Now aunt Tilly is a modern lady. She reads the tweet and sends an email to John: "Hi John, I gave you this recipe. Be a good boy and mention this on your web site. All the best, Tilly". John is a good boy and changes the name of the recipe to "Aunt Tilly's Chocolate cake". The web site creates the permalink example.com/aunt_tillys_chocolate_cake. This makes aunt Tilly happy, it's still expressive, pretty and relatively short, but it breaks the link in John's tweet. So the site has to redirect the old link to the new one. It at least has to prevent that the old URL is used for something different. It makes the nicer URL example.com/chocolate_cake unavailable for other recipes in any case. This is good for permanence, but bad for pretty and short links.

Another problem which is illustrated by the name change is handling of special characters. The apostrophe is hard to handle in an URL, so the site just removes it for the link. You can come up with all kind of rules to handle these special characters, but they will eventually fail to generate pretty URLs, e.g. when somebody uses a Japanese name. This means that either the user edits the link, which introduces lots of opportunity to change and the problems associated with it, you give up on pretty URLs for at least some cases, or you let users deal with the problems of encoding special characters in URLs and the issues you can run into, e.g. when using tools which don't properly handle all of this. Another stumbling block on our quest for the perfect permalink.

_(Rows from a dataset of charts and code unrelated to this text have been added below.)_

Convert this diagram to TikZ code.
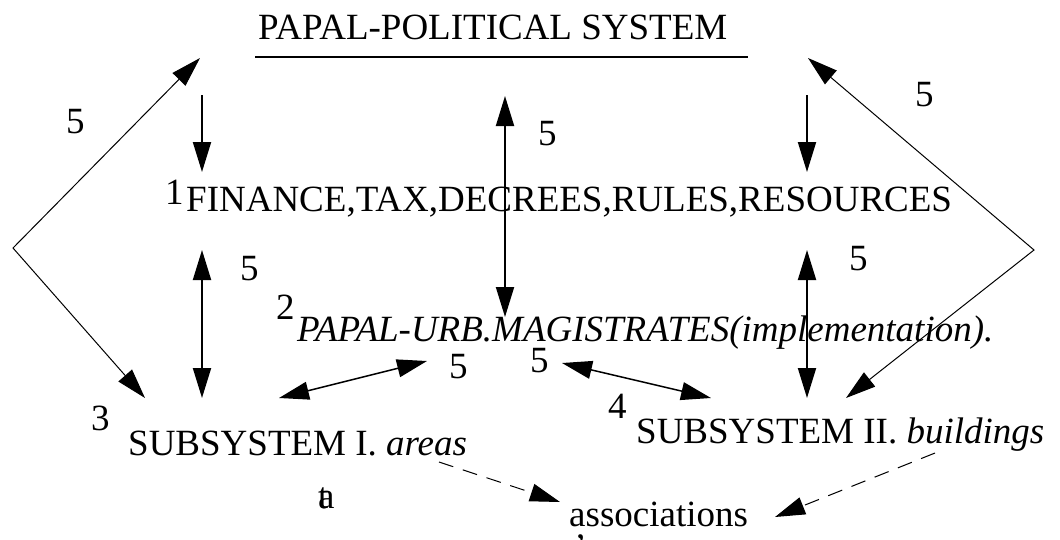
\documentclass[tikz,border=0pt]{standalone}
\usepackage{fontspec}
\setmainfont{Liberation Serif}
\usepackage{tikz}
\usetikzlibrary{arrows.meta}

\begin{document}
\begin{tikzpicture}[x=1pt,y=-1pt,
		>={Triangle[length=30pt,width=18pt]},
		txt/.style={anchor=base west,inner sep=0pt,font=\fontsize{37pt}{40pt}\selectfont},
		heavy/.style={line width=2pt},
		light/.style={line width=1pt},
		assoc/.style={line width=1pt,dash pattern=on 15pt off 10pt}]
				\useasboundingbox (0,0) rectangle (1060,539);
				% texts
				\node[txt] (t_pol) at (258,39) {PAPAL-POLITICAL SYSTEM};
				\node[txt] (t_fin) at (186,211) {FINANCE,TAX,DECREES,RULES,RESOURCES};
				\node[txt] (t_mag) at (297,341) {\itshape PAPAL-URB.MAGISTRATES(implementation).};
				\node[txt] (t_s1) at (128,455) {SUBSYSTEM I. \itshape areas};
				\node[txt] (t_s2) at (636,443) {SUBSYSTEM II. \itshape buildings};
				\node[txt] (t_as) at (569,526) {associations};
				\node[txt] (n_1) at (165,204) {1};
				\node[txt] (n_2) at (276,319) {2};
				\node[txt] (n_3) at (91,430) {3};
				\node[txt] (n_4) at (608,418) {4};
				\node[txt] (n_a) at (318,508) {\rlap{a}t};
				\node[txt] (n_c) at (576,538) {,};
				% weights
				\foreach \x/\y [count=\i] in {66/133,240/280,538/145,915/106,849/270,449/378,530/372}
					\node[txt] (w_\i) at (\x,\y) {5};
				% arrow ends
				\coordinate (p_l) at (202,95);   \coordinate (f_l) at (202,172);
				\coordinate (f_lb) at (202,250); \coordinate (s_lt) at (202,398);
				\coordinate (p_r) at (807,95);   \coordinate (f_r) at (807,172);
				\coordinate (f_rb) at (807,250); \coordinate (s_rt) at (807,398);
				\coordinate (p_m) at (505,96);   \coordinate (m_m) at (505,317);
				\coordinate (p_lc) at (200,58);  \coordinate (c_l) at (13,248);  \coordinate (s_lc) at (145,398);
				\coordinate (p_rc) at (808,58);  \coordinate (c_r) at (1034,250); \coordinate (s_rc) at (846,398);
				\coordinate (s_lm) at (279,398); \coordinate (m_l) at (427,361);
				\coordinate (m_r) at (562,363);  \coordinate (s_rm) at (711,398);
				\coordinate (s_ld) at (439,462); \coordinate (a_l) at (560,502);
				\coordinate (s_rd) at (935,453); \coordinate (a_r) at (775,517);
				% connectors
				\draw[heavy] (255,57) -- (748,57);
				\draw[heavy,->] (p_l) -- (f_l);
				\draw[heavy,->] (p_r) -- (f_r);
				\draw[heavy,<->] (f_lb) -- (s_lt);
				\draw[heavy,<->] (f_rb) -- (s_rt);
				\draw[heavy,<->] (p_m) -- (m_m);
				\draw[light,<->] (p_lc) -- (c_l) -- (s_lc);
				\draw[light,<->] (p_rc) -- (c_r) -- (s_rc);
				\draw[line width=1.5pt,<->] (s_lm) -- (m_l);
				\draw[line width=1.5pt,<->] (m_r) -- (s_rm);
				\draw[assoc,->] (s_ld) -- (a_l);
				\draw[assoc,->] (s_rd) -- (a_r);
			\end{tikzpicture}
\end{document}
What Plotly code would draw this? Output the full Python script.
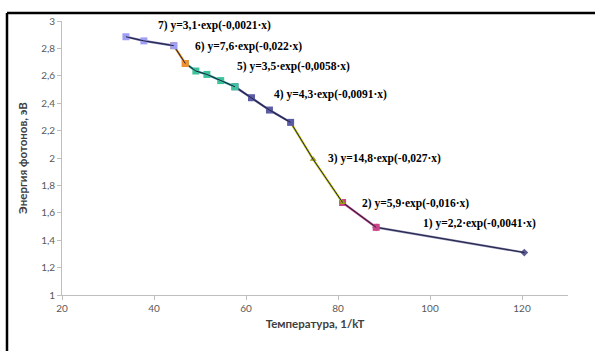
import plotly.graph_objects as go

# Data (x = 1/kT, y = photon energy, eV)
s7_x = [33.9, 37.8, 44.3]
s7_y = [2.885, 2.855, 2.82]
s6_x = [44.3, 46.8]
s6_y = [2.82, 2.69]
s5_x = [46.8, 49.1, 51.5, 54.5, 57.6]
s5_y = [2.69, 2.635, 2.61, 2.565, 2.52]
s4_x = [57.6, 61.2, 65.1, 69.7]
s4_y = [2.52, 2.44, 2.35, 2.26]
s3_x = [69.7, 74.6, 81.0]
s3_y = [2.26, 1.99, 1.675]
s2_x = [81.0, 88.3]
s2_y = [1.675, 1.494]
s1_x = [88.3, 120.5]
s1_y = [1.494, 1.31]

labels = [
    "7) y=3,1·exp(-0,0021·x)",
    "6) y=7,6·exp(-0,022·x)",
    "5) y=3,5·exp(-0,0058·x)",
    "4) y=4,3·exp(-0,0091·x)",
    "3) y=14,8·exp(-0,027·x)",
    "2) y=5,9·exp(-0,016·x)",
    "1) y=2,2·exp(-0,0041·x)",
]
label_x = [40.5, 48.5, 57.6, 65.7, 77.4, 84.8, 98.1]
label_y = [2.97, 2.815, 2.67, 2.46, 2.0, 1.665, 1.52]

x_ticks = [20, 40, 60, 80, 100, 120]
y_ticks = [1, 1.2, 1.4, 1.6, 1.8, 2, 2.2, 2.4, 2.6, 2.8, 3]

series = [
    (s1_x, s1_y, "#7a7aa8", "#5b5b8f", "diamond", 6),
    (s2_x, s2_y, "#b03a78", "#cc4488", "square", 7),
    (s3_x, s3_y, "#c8c814", "#9c9c10", "triangle-up", 6),
    (s4_x, s4_y, "#4a4a8a", "#5c5ca6", "square", 7),
    (s5_x, s5_y, "#1a9c8c", "#3cc39a", "square", 7),
    (s6_x, s6_y, "#d98a1a", "#f09030", "square", 7),
    (s7_x, s7_y, "#6a6aa8", "#9e9ef5", "square", 7),
]

fig = go.Figure()
for xs, ys, lc, mc, sym, ms in series:
    fig.add_trace(go.Scatter(x=xs, y=ys, mode="lines+markers",
                             line=dict(color=lc, width=2.2),
                             marker=dict(color=mc, symbol=sym, size=ms, line=dict(width=0)),
                             showlegend=False, hoverinfo="skip"))
    fig.add_trace(go.Scatter(x=xs, y=ys, mode="lines",
                             line=dict(color="#202040", width=1),
                             showlegend=False, hoverinfo="skip"))

for t, lx, ly in zip(labels, label_x, label_y):
    fig.add_annotation(x=lx, y=ly, text="<b>" + t + "</b>", showarrow=False, xanchor="left", yanchor="middle",
                       font=dict(family="Times New Roman, Liberation Serif, DejaVu Serif, serif", size=11.5, color="black"))

axis_font = dict(family="Lato", size=10, color="#595959")
fig.update_xaxes(range=[20, 130], tickvals=x_ticks, ticktext=[str(v) for v in x_ticks], automargin=False,
                 showgrid=False, zeroline=False, showline=True, linecolor="#bfbfbf", linewidth=1,
                 ticks="outside", ticklen=4, tickcolor="#bfbfbf", tickfont=axis_font,
                 title=dict(text="<b>Температура, 1/kT</b>", font=dict(family="Lato", size=11.5, color="#404040"), standoff=6))
fig.update_yaxes(range=[1, 3], tickvals=y_ticks, ticktext=[f"{v:g}".replace(".", ",") for v in y_ticks], automargin=False,
                 showgrid=False, zeroline=False, showline=True, linecolor="#bfbfbf", linewidth=1,
                 ticks="outside", ticklen=4, tickcolor="#bfbfbf", tickfont=axis_font,
                 title=dict(text="<b>Энергия фотонов, эВ</b>", font=dict(family="Lato", size=11.5, color="#404040"), standoff=11))

# Frame (top and left edges of the outer border)
fig.add_shape(type="line", xref="paper", yref="paper", x0=-0.1087, x1=1.06, y0=1.029, y1=1.029,
              line=dict(color="black", width=2.5))
fig.add_shape(type="line", xref="paper", yref="paper", x0=-0.1087, x1=-0.1087, y0=1.029, y1=-0.21,
              line=dict(color="black", width=2.5))

fig.update_layout(width=595, height=351, margin=dict(l=62, r=27, t=21, b=56),
                  paper_bgcolor="white", plot_bgcolor="white")
fig.write_html("out.html", config={"displayModeBar": False},
               post_script="document.body.style.margin='0';document.body.style.padding='0';")
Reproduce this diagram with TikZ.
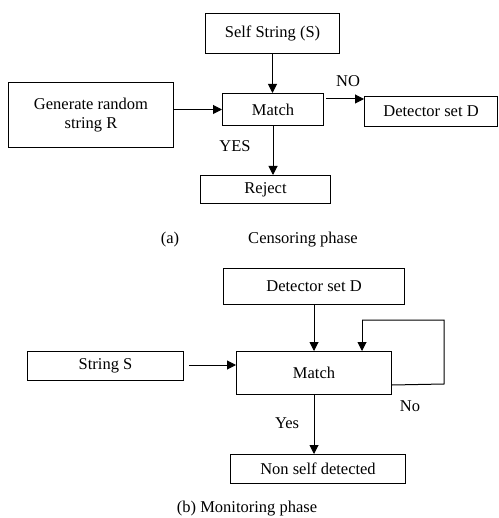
\documentclass[tikz,border=0pt]{standalone}
\usepackage{fontspec}
\setmainfont{Liberation Serif}
\usetikzlibrary{arrows.meta,calc}
\begin{document}
\begin{tikzpicture}[x=1pt,y=-1pt,
  every node/.style={font=\fontsize{16.5}{19}\selectfont},
  box/.style={draw,line width=1pt,inner sep=0pt,anchor=north west,align=center},
  arr/.style={line width=1pt,-{Triangle[length=9pt,width=9pt]}},
  ln/.style={line width=1pt},
  lbl/.style={inner sep=0pt}]
\useasboundingbox (0,0) rectangle (498,518);
% (a) censoring phase
\node[box,minimum width=134pt,minimum height=40pt] (self) at (205,13) {Self String (S)};
\node[box,minimum width=101pt,minimum height=32pt] (match) at (222,93) {Match};
\node[box,minimum width=165pt,minimum height=65pt] (gen) at (8,82) {Generate random\\string R};
\node[box,minimum width=133pt,minimum height=30pt] (det) at (364,96) {Detector set D};
\node[box,minimum width=130pt,minimum height=28pt] (rej) at (200,175) {Reject};
\draw[arr] (self.south) -- (self.south |- match.north);
\draw[arr] (match.west -| gen.east) -- (match.west);
\coordinate (nostart) at ($(match.north east)+(2,6)$);
\draw[arr] (nostart) -- (nostart -| det.west);
\draw[arr] (match.south) -- (match.south |- rej.north);
\node[lbl] (no) at (348,81) {NO};
\node[lbl] (yes) at (235,146) {YES};
\node[lbl] (capa1) at (170,240) {(a)};
\node[lbl] (capa2) at (303,240) {Censoring phase};
% (b) monitoring phase
\node[box,minimum width=181pt,minimum height=36pt] (det2) at (223,268) {Detector set D};
\node[box,minimum width=155pt,minimum height=43pt] (match2) at (236,351) {Match};
\node[box,minimum width=156pt,minimum height=29pt] (str) at (27,351) {String S};
\node[box,minimum width=175pt,minimum height=29pt] (ns) at (230,454) {Non self detected};
\draw[arr] (det2.south) -- (det2.south |- match2.north);
\coordinate (sstart) at ($(str.east)+(5,-1)$);
\draw[arr] (sstart) -- (sstart -| match2.west);
\coordinate (lp1) at ($(match2.south east)+(0,-10)$);
\coordinate (lp2) at (444,384);
\coordinate (lp3) at (444,320);
\coordinate (lp4) at (362,320);
\draw[ln] (lp1) -- (lp2) -- (lp3) -- (lp4);
\draw[arr] (lp4) -- (lp4 |- match2.north);
\draw[arr] (match2.south) -- (match2.south |- ns.north);
\node[lbl] (no2) at (410,406) {No};
\node[lbl] (yes2) at (287,423) {Yes};
\node[lbl] (capb) at (247,509) {(b) Monitoring phase};
\end{tikzpicture}
\end{document}
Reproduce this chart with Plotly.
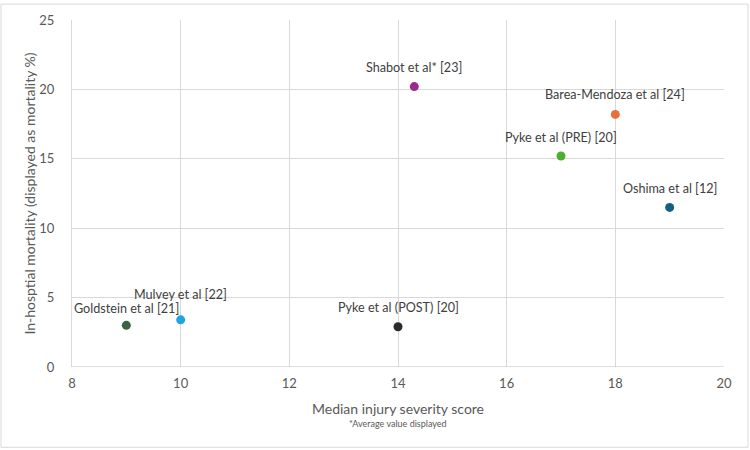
import plotly.graph_objects as go

studies = ["Goldstein et al [21]", "Mulvey et al [22]", "Pyke et al (POST) [20]",
           "Shabot et al* [23]", "Barea-Mendoza et al [24]", "Pyke et al (PRE) [20]",
           "Oshima et al [12]"]
iss = [9, 10, 14, 14.3, 18, 17, 19]
mortality = [3.0, 3.4, 2.9, 20.2, 18.2, 15.2, 11.5]
colors = ["#3b6342", "#1ea4e0", "#2b2b2b", "#9a2a8e", "#e86f3c", "#4fae31", "#135f86"]
label_dy = [17, 25, 19, 19, 20, 19, 19]

FONT = "Lato"
GRAY = "#595959"

fig = go.Figure()
fig.add_trace(go.Scatter(
    x=iss, y=mortality, mode="markers",
    marker=dict(size=9, color=colors),
    hovertext=studies, showlegend=False,
))
for name, x, y, dy in zip(studies, iss, mortality, label_dy):
    fig.add_annotation(x=x, y=y, text=name, showarrow=False,
                       yshift=dy, xanchor="center", yanchor="middle",
                       font=dict(family=FONT, size=12.6, color="#404040"))

fig.add_annotation(x=0.5, y=-0.163, xref="paper", yref="paper",
                   text="*Average value displayed", showarrow=False,
                   xanchor="center", yanchor="middle",
                   font=dict(family=FONT, size=9, color=GRAY))

l, r, t, b = 72, 26, 17, 83
W, H = 750, 450
pw, ph = W - l - r, H - t - b
fig.add_shape(type="rect", xref="paper", yref="paper",
              x0=(1 - l) / pw, x1=(W - 2 - l) / pw,
              y0=(H - b - (H - 2)) / ph, y1=(H - b - 1) / ph,
              line=dict(color="#d9d9d9", width=1))

fig.update_layout(
    width=W, height=H,
    margin=dict(l=l, r=r, t=t, b=b),
    paper_bgcolor="white", plot_bgcolor="white",
    font=dict(family=FONT, color=GRAY),
    xaxis=dict(range=[8, 20], dtick=2, showgrid=True, gridcolor="#d9d9d9",
               zeroline=False, showline=False, ticks="", ticklabelstandoff=7,
               tickfont=dict(size=13, color=GRAY),
               title=dict(text="Median injury severity score",
                          font=dict(size=14, color=GRAY), standoff=14)),
    yaxis=dict(range=[0, 25], dtick=5, showgrid=True, gridcolor="#d9d9d9",
               zeroline=False, showline=True, linecolor="#d9d9d9", ticks="",
               ticklabelstandoff=14,
               tickfont=dict(size=13, color=GRAY),
               title=dict(text="In-hosptial mortality (displayed as mortality %)",
                          font=dict(size=14, color=GRAY), standoff=0)),
)
fig.add_shape(type="line", xref="paper", yref="y", x0=0, x1=1, y0=0, y1=0,
              line=dict(color="#bfbfbf", width=1))

fig.write_html("out.html")
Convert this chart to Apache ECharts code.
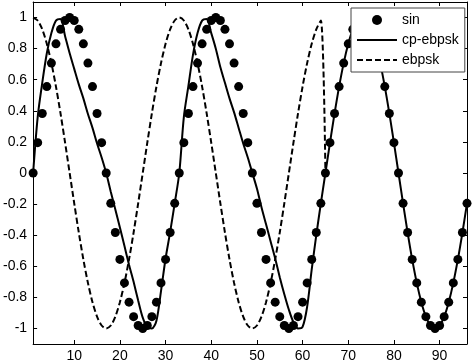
<!DOCTYPE html>
<html>
<head>
<meta charset="utf-8">
<script src="https://cdn.jsdelivr.net/npm/echarts/dist/echarts.min.js"></script>
<style>
html,body{margin:0;padding:0;background:#fff;}
#chart{width:474px;height:363px;}
</style>
</head>
<body>
<div id="chart"></div>
<script>
// sample index n = 1..96
var sampleIndex = [1,2,3,4,5,6,7,8,9,10,11,12,13,14,15,16,17,18,19,20,21,22,23,24,25,26,27,28,29,30,31,32,
  33,34,35,36,37,38,39,40,41,42,43,44,45,46,47,48,49,50,51,52,53,54,55,56,57,58,59,60,61,62,63,64,
  65,66,67,68,69,70,71,72,73,74,75,76,77,78,79,80,81,82,83,84,85,86,87,88,89,90,91,92,93,94,95,96];

var sinValues = [0,0.195,0.383,0.556,0.707,0.831,0.924,0.981,1,0.981,0.924,0.831,0.707,0.556,0.383,0.195,
  0,-0.195,-0.383,-0.556,-0.707,-0.831,-0.924,-0.981,-1,-0.981,-0.924,-0.831,-0.707,-0.556,-0.383,-0.195,
  0,0.195,0.383,0.556,0.707,0.831,0.924,0.981,1,0.981,0.924,0.831,0.707,0.556,0.383,0.195,
  0,-0.195,-0.383,-0.556,-0.707,-0.831,-0.924,-0.981,-1,-0.981,-0.924,-0.831,-0.707,-0.556,-0.383,-0.195,
  0,0.195,0.383,0.556,0.707,0.831,0.924,0.981,1,0.981,0.924,0.831,0.707,0.556,0.383,0.195,
  0,-0.195,-0.383,-0.556,-0.707,-0.831,-0.924,-0.981,-1,-0.981,-0.924,-0.831,-0.707,-0.556,-0.383,-0.195];

var cpEbpskValues = [0,0.36,0.58,0.77,0.9,0.98,0.99,0.88,0.77,0.67,0.57,0.48,0.38,0.29,0.19,0.1,
  0,-0.12,-0.235,-0.35,-0.47,-0.59,-0.7,-0.82,-0.93,-0.99,-1,-0.95,-0.76,-0.55,-0.38,-0.195,
  0,0.36,0.56,0.76,0.9,0.98,0.99,0.9,0.8,0.68,0.58,0.48,0.39,0.29,0.19,0.1,
  0,-0.1,-0.22,-0.33,-0.44,-0.55,-0.67,-0.78,-0.88,-0.96,-1,-0.99,-0.86,-0.62,-0.4,-0.195,
  0,0.195,0.383,0.556,0.707,0.831,0.924,0.981,1,0.981,0.924,0.831,0.707,0.556,0.383,0.195,
  0,-0.195,-0.383,-0.556,-0.707,-0.831,-0.924,-0.981,-1,-0.981,-0.924,-0.831,-0.707,-0.556,-0.383,-0.195];

var ebpskValues = [1,0.981,0.924,0.831,0.707,0.556,0.383,0.195,0,-0.195,-0.383,-0.556,-0.707,-0.831,-0.924,-0.981,
  -1,-0.981,-0.924,-0.831,-0.707,-0.556,-0.383,-0.195,0,0.195,0.383,0.556,0.707,0.831,0.924,0.981,
  1,0.981,0.924,0.831,0.707,0.556,0.383,0.195,0,-0.195,-0.383,-0.556,-0.707,-0.831,-0.924,-0.981,
  -1,-0.981,-0.924,-0.831,-0.707,-0.556,-0.383,-0.195,0,0.195,0.383,0.556,0.707,0.831,0.924,0.981,
  0];

var xTicks = [10,20,30,40,50,60,70,80,90];
var yTicks = [-1,-0.8,-0.6,-0.4,-0.2,0,0.2,0.4,0.6,0.8,1];
var seriesNames = ['sin','cp-ebpsk','ebpsk'];

function pairs(vals){
  return vals.map(function(v,i){ return [sampleIndex[i], v]; });
}

var font = 'Liberation Sans, Arial, sans-serif';
function xAx(pos, showLabel){
  return {
    type:'value', min:1, max:96, position:pos,
    axisLine:{show:true, onZero:false, lineStyle:{color:'#000', width:1}},
    axisTick:{show:true, inside:true, length:4, customValues:xTicks, lineStyle:{color:'#000'}},
    axisLabel:{show:showLabel, customValues:xTicks, color:'#000', fontSize:14, margin:5, fontFamily:font},
    splitLine:{show:false}
  };
}
function yAx(pos, showLabel){
  return {
    type:'value', min:-1.1, max:1.1, position:pos,
    axisLine:{show:true, onZero:false, lineStyle:{color:'#000', width:1}},
    axisTick:{show:true, inside:true, length:4, customValues:yTicks, lineStyle:{color:'#000'}},
    axisLabel:{show:showLabel, customValues:yTicks, color:'#000', fontSize:14, margin:6, fontFamily:font},
    splitLine:{show:false}
  };
}

var hiddenSymbol = {color:'rgba(0,0,0,0)', borderWidth:0, opacity:0};

var chart = echarts.init(document.getElementById('chart'), null, {renderer:'canvas'});
chart.setOption({
  animation:false,
  backgroundColor:'#fff',
  grid:{left:27, right:7, top:2, bottom:17, containLabel:false},
  xAxis:[xAx('bottom', true), xAx('top', false)],
  yAxis:[yAx('left', true), yAx('right', false)],
  legend:{
    data:[
      {name:seriesNames[0], icon:'circle', itemStyle:{color:'#000', opacity:1}},
      {name:seriesNames[1], itemStyle:hiddenSymbol},
      {name:seriesNames[2], itemStyle:hiddenSymbol}
    ],
    orient:'vertical', left:351, top:8,
    itemWidth:40, itemHeight:10, itemGap:6,
    padding:[5,6,5,5],
    borderColor:'#444', borderWidth:1, backgroundColor:'#fff',
    textStyle:{color:'#000', fontSize:14, fontFamily:font}
  },
  series:[
    {name:seriesNames[0], type:'scatter', data:pairs(sinValues), symbol:'circle', symbolSize:9,
     itemStyle:{color:'#000', opacity:1}, z:2},
    {name:seriesNames[1], type:'line', data:pairs(cpEbpskValues), showSymbol:false, symbol:'none', smooth:0.3,
     lineStyle:{color:'#000', width:2}, itemStyle:{color:'#000'}, z:3},
    {name:seriesNames[2], type:'line', data:pairs(ebpskValues), showSymbol:false, symbol:'none', smooth:0.3,
     lineStyle:{color:'#000', width:2, type:[6,3]}, itemStyle:{color:'#000'}, z:4}
  ]
});
</script>
</body>
</html>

An easy solution to avoid most of these problems is to generate random permalinks. This also removes all complexity with user-editable content and changes, as the the link is independent of the content. So aunt Tilly's yummy chocolate cake would be referenced by example.com/3hd63lbdxz. This is short and permanent, but not pretty or expressive.

You can think of various variations and combinations of these schemes, but meeting all requirements really is very hard. Seems like there is no perfect permalink. But let's look at some real-world examples.

Real-world examples

Wikipedia provides short and pretty permalinks. They have the advantage that the number of terms represented in links is limited, pretty well-defined and not completely up to users. They still have to deal with conflicts and do that with their disambiguation pages. They take on the challenge of encoding special characters, which is nice.

Gitorious lets users choose the permalink (or slug as they call it). They forbid special characters. The permalink becomes a top-level path, which is nice. You can't name your project login, though. You can change your slug, but this breaks old URLs.

Github goes a slightly different path. They prefix all projects with the user name. This is nice as it avoids conflicts and it also stresses the social aspect of the site. Some URLs become a bit ugly, e.g. github.com/rails/rails. They seem to cleanup their users and projects from time to time, as a nasty URL, which used to exist, I wasn't able to find anymore today.

s.opensu.se is a site to provide links to various openSUSE resources. You can for example reference repositories by short links like s.opensu.se/r?network:utilities. This is nice and short and reasonably expressive. If it's pretty is a bit a matter of taste. It doesn't address changing links.

Markmail is an example for random permalinks. This is probably the only way to cope with the number of objects they manage as a mailing list archive and the links are still short and relatively pretty: markmail.org/message/vyjutm3jkecxprzj. Change is not an issue for them as objects are static.

There are tons of other examples out there. If you know of one which solves the problems of permalinks in a particular good or interesting way, please let me know.

What do you think?

My preliminary conclusion is that it's probably impossible to come up with a perfect scheme for permalinks, and we need to do some compromise. I like including user names in the URLs as it solves some of the conflict issues, is actually useful information, and makes for expressive URLs. But of course there are other solutions as well.

What do you think? How would you like permalinks to SUSE Studio appliances to look like?